Tant que l’exploitation mécanique s’étend dans

  1. Reports of Insp. of Fact., 31 oct. 1865, p. 58 et suiv. En même temps, il est vrai, 110 nouvelles fabriques, comptant 11 625 métiers à tisser, 628 756 broches, 2 695 forces-cheval en engins et roues hydrauliques, étaient prêtes à se mettre en train.
  2. « Reports, etc., for 31 st. oct. 1862 », p.79. L’inspecteur de fabrique A. Redgrave dit, dans un discours prononcé en décembre 1871 dans la New Mechanics Institution, à Bradford : « Ce qui m’a frappé depuis quelque temps, ce sont les changements survenus dans les fabriques de laine. Autrefois elles étaient remplies de femmes et d’enfants ; aujourd’hui les machines semblent exécuter toute la besogne. Un fabricant, que j’interrogeais à ce sujet, m’a fourni l’éclaircissement suivant : « Avec l’ancien système j’occupais 63 personnes ; depuis j’ai installé les machines perfectionnées et j’ai pu réduire le nombre de mes bras à 33. Dernièrement enfin, par suite de changements considérables, j’ai été mis à même de le réduire de 33 à 13. »

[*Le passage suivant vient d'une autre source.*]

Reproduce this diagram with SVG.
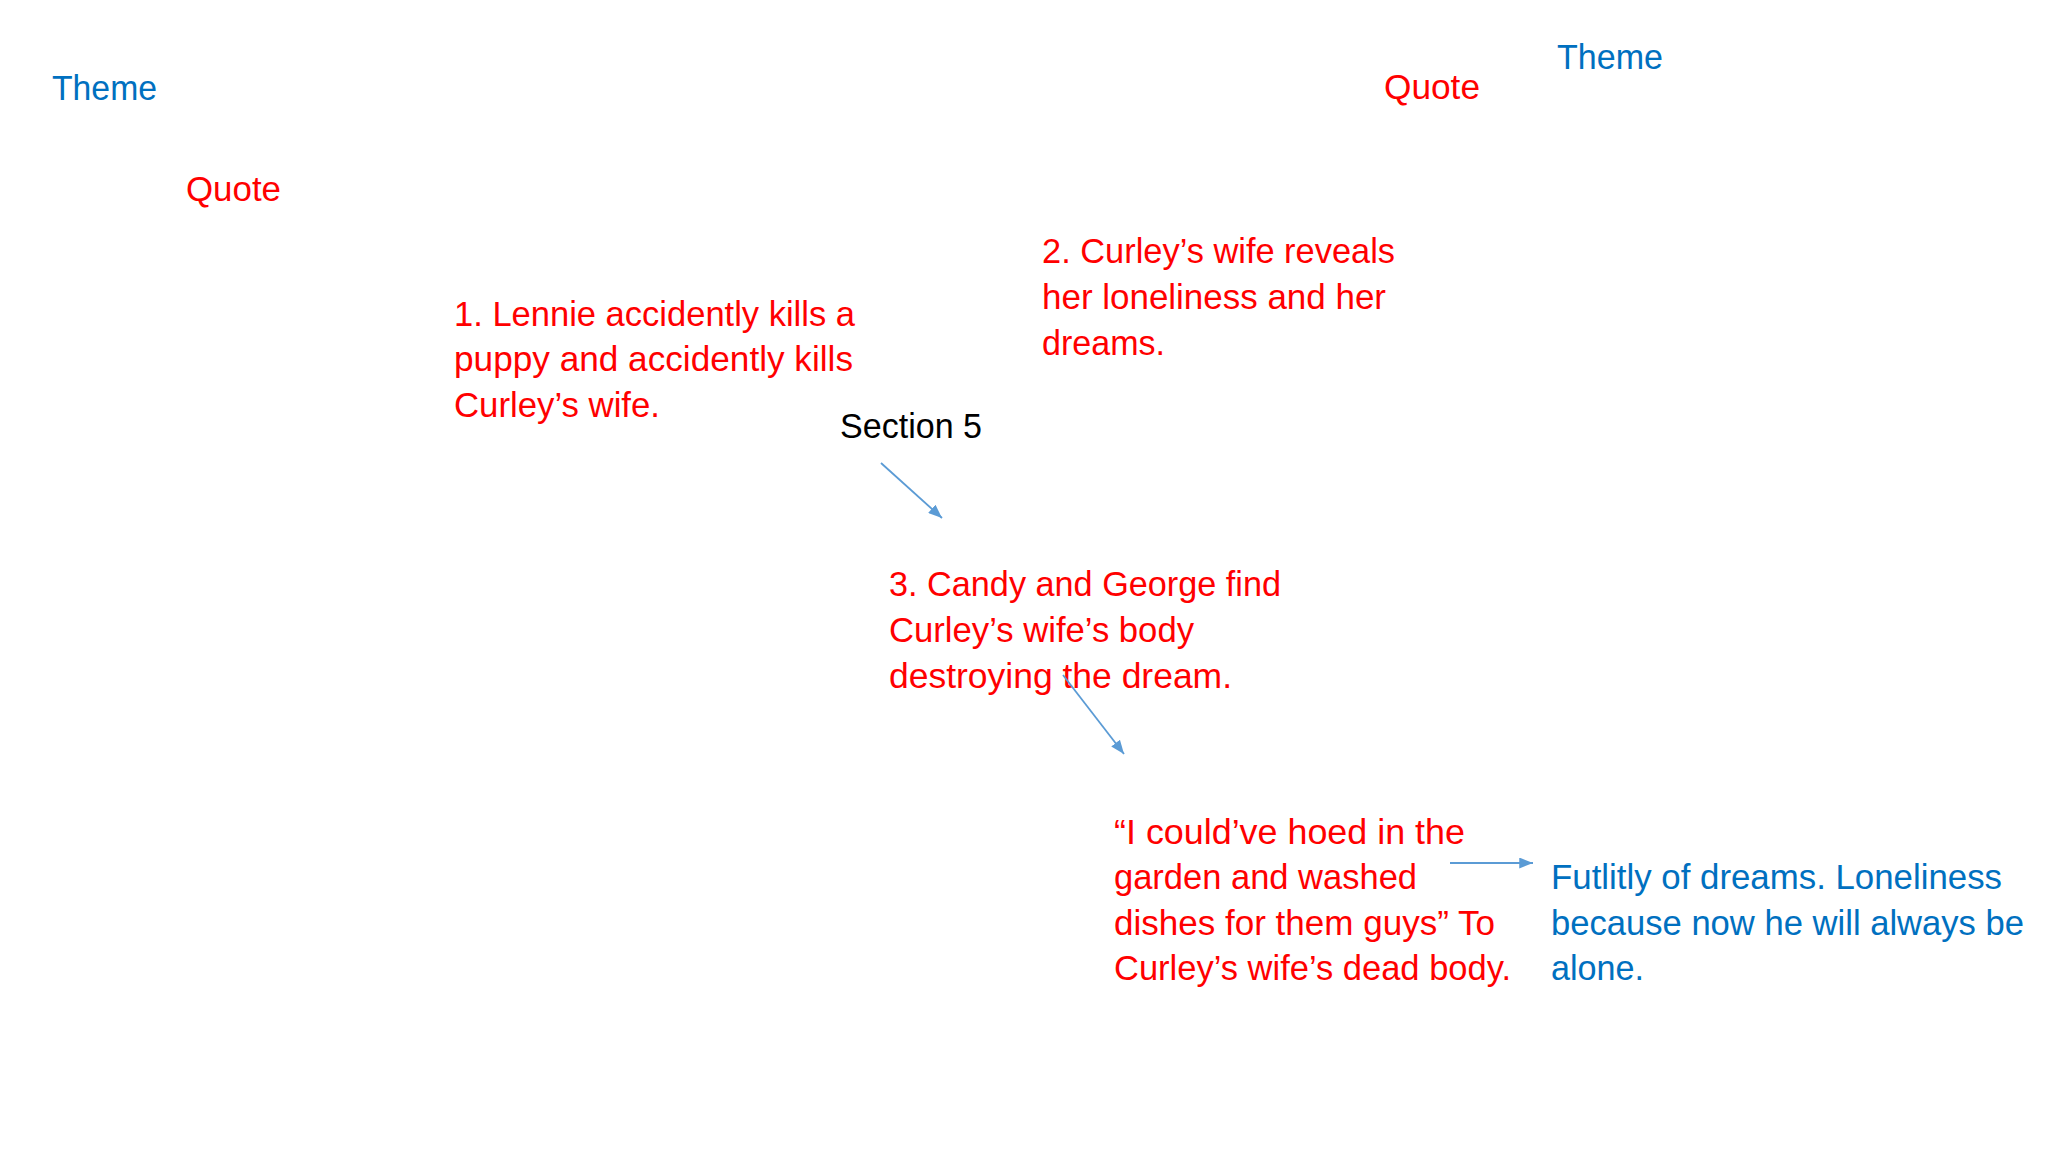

  3. « Reports, etc., for 31 st. oct. 1856 », p. 16.
  4. « Les souffrances des tisseurs à la main (soit de coton soit de matières mêlées avec le coton) ont été l’objet d’une enquête de Ia part d’une Commission royale ; mais quoique l’on ait reconnu et plaint profondément leur misère, on a abandonné au hasard et aux vicissitudes du temps l’amélioration de leur sort. Il faut espérer qu’aujourd’hui (vingt ans plus tard !) ces souffrances sont à peu près (nearly) effacées, résultat auquel, selon toute vraisemblance, la grande extension des métiers à vapeur a beaucoup contribué. » (L. c., p. 15.)